About twenty years ago we had lunch together at some forgotten food court; he said to me, “Write this down,” as he sat drawing a live skulking tiger from memory, and he dictated a long, beautiful poem. “Bleeding heart, filled with barbed wire…praying for peace,” it began. When he was finished, I considered the page, then asked him what it meant. “That’s you,” he said tersely with a furrowed expression, as if I had missed the obvious. I blinked, and read it again, only vaguely understanding then. To this day, it is one of my most cherished possessions; turned out that he knew me far better than I could have imagined, even when he was not quite in this world, with his head in the clouds of his own artist’s reason.

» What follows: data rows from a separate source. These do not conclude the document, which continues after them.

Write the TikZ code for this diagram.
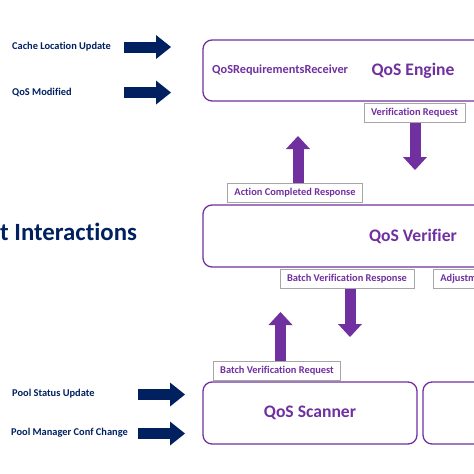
\documentclass[tikz,border=0pt]{standalone}
\usepackage{fontspec}
\setmainfont{Carlito}[Ligatures=NoCommon]
\usetikzlibrary{arrows.meta, positioning}
\definecolor{qpurple}{HTML}{7030A0}
\definecolor{qnavy}{HTML}{002060}
\definecolor{lblgray}{HTML}{A6A6A6}

\begin{document}
\begin{tikzpicture}[
    x=1pt, y=-1pt,
    comp/.style={draw=qpurple, line width=1.3pt, rounded corners=9pt, fill=white,
        text=qpurple, font=\bfseries\fontsize{17.6}{20}\selectfont},
    msg/.style={draw=lblgray, line width=0.8pt, fill=white, text=qpurple,
        font=\bfseries\fontsize{10.4}{12}\selectfont, inner xsep=7pt, minimum height=19pt},
    evt/.style={anchor=west, text=qnavy, font=\bfseries\fontsize{10.4}{12}\selectfont, inner sep=0pt},
    inarrow/.style={qnavy, line width=11pt, -{Triangle[width=24pt, length=15pt, line width=0pt]}},
    flow/.style={qpurple, line width=11pt, -{Triangle[width=24pt, length=13pt, line width=0pt]}}
]
\useasboundingbox (0,0) rectangle (474,474);
\clip (0,0) rectangle (474,474);

% ── Title (cut at the left) ───────────────────────────────
\node[anchor=west, text=qnavy, font=\bfseries\fontsize{24.8}{28}\selectfont, inner sep=0pt]
    (title) at (0,232) {t Interactions};

% ── Components ────────────────────────────────────────────
\node[comp, minimum width=420pt, minimum height=61pt] (engine)   at (413,70.5) {QoS Engine};
\node[comp, minimum width=420pt, minimum height=62pt] (verifier) at (413,236)  {QoS Verifier};
\node[comp, minimum width=214pt, minimum height=62pt] (scanner)  at (310,413)  {QoS Scanner};
\node[comp, minimum width=214pt, minimum height=62pt] (adjuster) at (530,413)  {};
\node[anchor=west, text=qpurple, font=\bfseries\fontsize{12.3}{14}\selectfont, inner sep=0pt]
    (receiver) at (212,70) {QoSRequirementsReceiver};

% ── Messages ──────────────────────────────────────────────
\node[msg] (vreq)   at (414.5,113)  {Verification Request};
\node[msg] (acr)    at (295,193)    {Action Completed Response};
\node[msg] (bvresp) at (347,279)    {Batch Verification Response};
\node[msg, anchor=west] (adjmsg) at (433,279) {Adjustment Request};
\node[msg] (bvreq)  at (277,370.5)  {Batch Verification Request};

% ── Purple flow arrows ────────────────────────────────────
\coordinate (uptip1) at (298,136);
\coordinate (dntip1) at (415,170);
\coordinate (dntip2) at (350,337);
\coordinate (uptip2) at (280.5,312);
\draw[flow] (acr.north -| uptip1)    -- (uptip1);
\draw[flow] (vreq.south -| dntip1)   -- (dntip1);
\draw[flow] (bvresp.south -| dntip2) -- (dntip2);
\draw[flow] (bvreq.north -| uptip2)  -- (uptip2);

% ── External events ───────────────────────────────────────
\node[evt] (cache) at (12,47)  {Cache Location Update};
\node[evt] (qmod)  at (12,93)  {QoS Modified};
\node[evt] (pstat) at (12,394) {Pool Status Update};
\node[evt] (pmgr)  at (11,433) {Pool Manager Conf Change};

\foreach \n/\y/\xa/\xb in {cache/47/124/171, qmod/92.5/124/171, pstat/394.5/138/185, pmgr/433.5/138/185}
{
    \coordinate (\n s) at (\xa,\y);
    \coordinate (\n t) at (\xb,\y);
    \draw[inarrow] (\n s) -- (\n t);
}

\end{tikzpicture}
\end{document}
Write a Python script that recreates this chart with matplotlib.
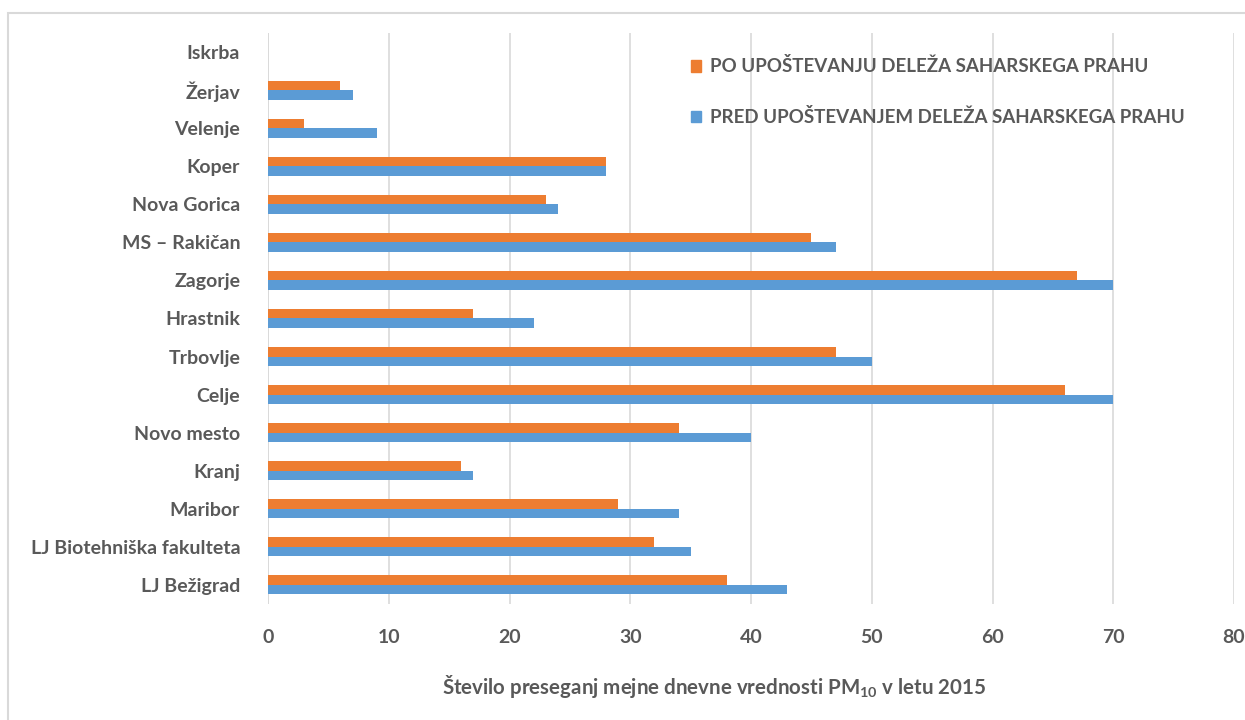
import matplotlib
matplotlib.use('Agg')
import matplotlib.pyplot as plt
from matplotlib.patches import Patch, Rectangle
import numpy as np

stations = ['Iskrba', 'Žerjav', 'Velenje', 'Koper', 'Nova Gorica', 'MS – Rakičan', 'Zagorje',
            'Hrastnik', 'Trbovlje', 'Celje', 'Novo mesto', 'Kranj', 'Maribor',
            'LJ Biotehniška fakulteta', 'LJ Bežigrad']
po_values = [0, 6, 3, 28, 23, 45, 67, 17, 47, 66, 34, 16, 29, 32, 38]
pred_values = [0, 7, 9, 28, 24, 47, 70, 22, 50, 70, 40, 17, 34, 35, 43]
x_ticks = [0, 10, 20, 30, 40, 50, 60, 70, 80]
label_po = 'PO UPOŠTEVANJU DELEŽA SAHARSKEGA PRAHU'
label_pred = 'PRED UPOŠTEVANJEM DELEŽA SAHARSKEGA PRAHU'

orange = '#ed7d31'
blue = '#5b9bd5'
txt = '#595959'
grid = '#d9d9d9'

plt.rcParams['font.family'] = ['Lato', 'DejaVu Sans']
plt.rcParams['font.weight'] = 'bold'
plt.rcParams['mathtext.fontset'] = 'custom'
plt.rcParams['mathtext.rm'] = 'Lato:bold'
plt.rcParams['mathtext.default'] = 'rm'

fig = plt.figure(figsize=(12.45, 7.2), dpi=100)
ax = fig.add_axes([268 / 1245, 1 - 604 / 720, (1234 - 268) / 1245, (604 - 33) / 720])

# outer frame like the Excel chart area
fig.patches.append(Rectangle((7.5 / 1245, -0.1), 1.2, 1 - 13 / 720 + 0.1, transform=fig.transFigure,
                             fill=False, edgecolor=grid, linewidth=1.5))

y = np.arange(len(stations))
h = 0.25
ax.barh(y - h / 2, po_values, height=h, color=orange, label=label_po)
ax.barh(y + h / 2, pred_values, height=h, color=blue, label=label_pred)

ax.set_xlim(0, 80)
ax.set_ylim(len(stations) - 0.5, -0.5)
ax.set_xticks(x_ticks)
ax.set_yticks(y)
ax.set_yticklabels(stations)
ax.xaxis.grid(True, color=grid, linewidth=1.2)
ax.set_axisbelow(True)
for s in ax.spines.values():
    s.set_visible(False)
ax.axvline(0, color=grid, linewidth=1.2, zorder=0)
ax.tick_params(axis='both', length=0, colors=txt, labelsize=14)
ax.tick_params(axis='x', pad=18)
ax.tick_params(axis='y', pad=20)

fig.text(714 / 1245, 1 - 687 / 720, 'Število preseganj mejne dnevne vrednosti PM$_{10}$ v letu 2015',
         ha='center', va='center', color=txt, fontsize=14.8)

handles = [Patch(color=orange), Patch(color=blue)]
leg = ax.legend(handles, [label_po, label_pred], loc='upper left',
                bbox_to_anchor=(683 / 1245, 1 - 50 / 720), bbox_transform=fig.transFigure,
                frameon=False, fontsize=13.5, handlelength=0.55, handleheight=0.55,
                handletextpad=0.5, labelspacing=1.75, borderaxespad=0)
for t in leg.get_texts():
    t.set_color(txt)

fig.savefig('out.png', dpi=100, facecolor='white')
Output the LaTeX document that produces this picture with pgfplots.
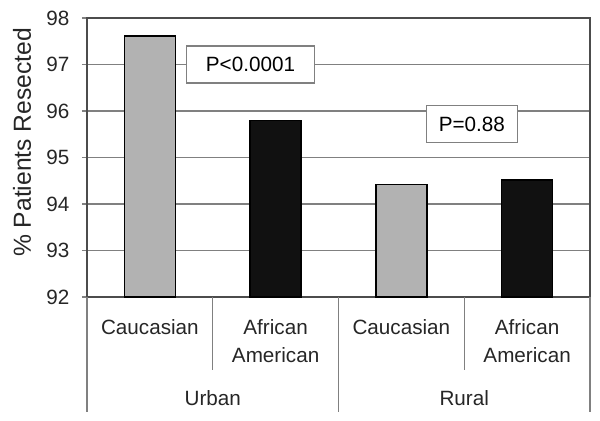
\documentclass[border=0pt]{standalone}
\usepackage{fontspec}
\setmainfont{Liberation Sans}
\usepackage{pgfplots}
\pgfplotsset{compat=1.18}
\definecolor{gridgray}{RGB}{128,128,128}
\definecolor{barlight}{RGB}{178,178,178}
\definecolor{bardark}{RGB}{17,17,17}

\begin{document}
\begin{tikzpicture}[font=\fontsize{15.5}{18}\selectfont]
\begin{axis}[
  scale only axis,
  width=377.25pt, height=209.25pt,
  xmin=-0.5, xmax=3.5,
  ymin=92, ymax=98,
  ytick={92,93,94,95,96,97,98},
  xtick=\empty,
  ymajorgrids,
  grid style={gridgray, line width=0.9pt},
  axis line style={gridgray, line width=0.9pt},
  y axis line style={black!70},
  ytick style={gridgray, line width=0.9pt},
  tick align=outside,
  major tick length=3.75pt,
  ytick pos=left,
  /pgf/number format/assume math mode=true,
  yticklabel style={font=\fontsize{15.5}{18}\selectfont, text=black!85, xshift=-6pt},
  clip mode=individual,
]
% Urban / Rural, Caucasian (light) and African American (dark)
\addplot[ybar, bar width=38.25pt, bar shift=0pt, fill=barlight, draw=black, line width=1.1pt]
  coordinates {(0,97.61)(2,94.42)};
\addplot[ybar, bar width=38.25pt, bar shift=0pt, fill=bardark, draw=black, line width=1.1pt]
  coordinates {(1,95.80)(3,94.52)};

% p-value boxes
\node[draw=gridgray, line width=0.8pt, fill=white, minimum width=96pt, minimum height=27.75pt, inner sep=0pt]
  at (axis cs:0.8,97.0) {P<0.0001};
\node[draw=gridgray, line width=0.8pt, fill=white, minimum width=68pt, minimum height=27.75pt, inner sep=0pt]
  at (axis cs:2.56,95.72) {P=0.88};

% y label
\node[rotate=90, text=black!85, font=\fontsize{18.5}{22}\selectfont] at ([xshift=-48.75pt]rel axis cs:0,0.554) {\% Patients Resected};

% category separators below the axis
\draw[gridgray, line width=0.9pt] (axis cs:-0.5,92) -- ([yshift=-86.25pt]axis cs:-0.5,92);
\draw[gridgray, line width=0.9pt] (axis cs:1.5,92) -- ([yshift=-86.25pt]axis cs:1.5,92);
\draw[gridgray, line width=0.9pt] (axis cs:3.5,92) -- ([yshift=-86.25pt]axis cs:3.5,92);
\draw[gridgray, line width=0.9pt] (axis cs:0.5,92) -- ([yshift=-54.75pt]axis cs:0.5,92);
\draw[gridgray, line width=0.9pt] (axis cs:2.5,92) -- ([yshift=-54.75pt]axis cs:2.5,92);

% category labels
\node[text=black!85] at ([yshift=-22.5pt]axis cs:0,92) {Caucasian};
\node[text=black!85] at ([yshift=-22.5pt]axis cs:2,92) {Caucasian};
\node[text=black!85, align=center] at ([yshift=-33pt]axis cs:1,92) {African\\[3pt]American};
\node[text=black!85, align=center] at ([yshift=-33pt]axis cs:3,92) {African\\[3pt]American};
\node[text=black!85] at ([yshift=-75.75pt]axis cs:0.5,92) {Urban};
\node[text=black!85] at ([yshift=-75.75pt]axis cs:2.5,92) {Rural};

% canvas size
\path ([xshift=-65.25pt, yshift=-93pt]rel axis cs:0,0) rectangle ([xshift=384.75pt, yshift=222.75pt]rel axis cs:0,0);
\end{axis}
\end{tikzpicture}
\end{document}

David is the fifth beloved friend and family member I’ve lost this year. Whilst I’m relieved to know where he’s at, I’m truly sick and tired of losing people. Especially people whom I consider solid touchstones in this world of swirling uncertainties and darkness. Last year I asked another such friend, “how many times can a heart break before it can’t be put together again?” I don’t think I’m ever going to find the answer.

Anyway….Thanks for the visit, David. I’m sorry I missed you. Very, truly sorry I neglected our friendship…I have no good excuse for it. But I am genuinely relieved, if not happy, that you are safe with your mom, and I hope that you have peace. I suppose it’s never really too late to say I love you. And I do, Good Man.